Question

Use the Distributive Property to write each expression as an equivalent algebraic expression.$$(a-6)(-5)$$

Answer

**step1** Understanding the Problem

The problem asks us to simplify the expression $$(a-6)(-5)$$ by using the Distributive Property and write it as an equivalent algebraic expression.

**step2** Identifying the Operation

The expression $$(a-6)(-5)$$ means that the quantity $$(a-6)$$ is being multiplied by $$-5$$. We can also write this as $$-5 \times (a-6)$$.

**step3** Recalling the Distributive Property

The Distributive Property allows us to multiply a number by each term inside a parenthesis. For any numbers, say P, Q, and R, the property states that $$P \times (Q - R) = (P \times Q) - (P \times R)$$. In our given expression, we can identify P as $$-5$$, Q as $$a$$, and R as $$6$$.

**step4** Performing the First Multiplication

According to the Distributive Property, we first multiply the number outside the parenthesis, which is $$-5$$, by the first term inside, which is $$a$$. This gives us $$-5 \times a = -5a$$.

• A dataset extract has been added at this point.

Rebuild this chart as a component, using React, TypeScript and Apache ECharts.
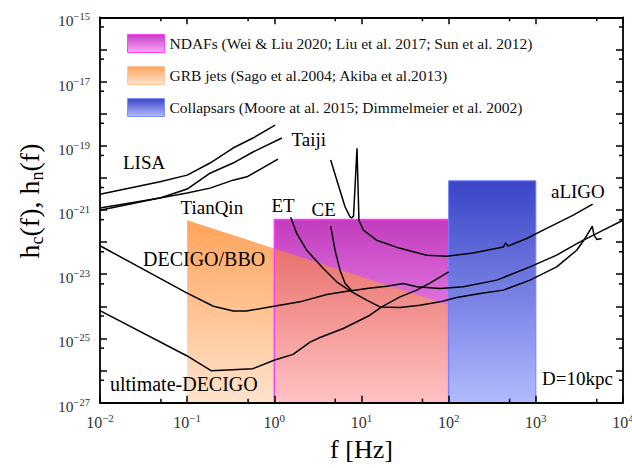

**step5** Performing the Second Multiplication

Next, we multiply the number outside the parenthesis, $$-5$$, by the second term inside, which is $$6$$. When a negative number is multiplied by a positive number, the result is negative. So, $$(-5) \times 6 = -30$$.

**step6** Combining the Terms

Now, we combine the results from the previous multiplications, following the structure of the Distributive Property for subtraction. We had $$(P \times Q) - (P \times R)$$, which translates to $$-5a - (-30)$$.

**step7** Simplifying the Expression

Subtracting a negative number is equivalent to adding the corresponding positive number. Therefore, $$-5a - (-30)$$ simplifies to $$-5a + 30$$.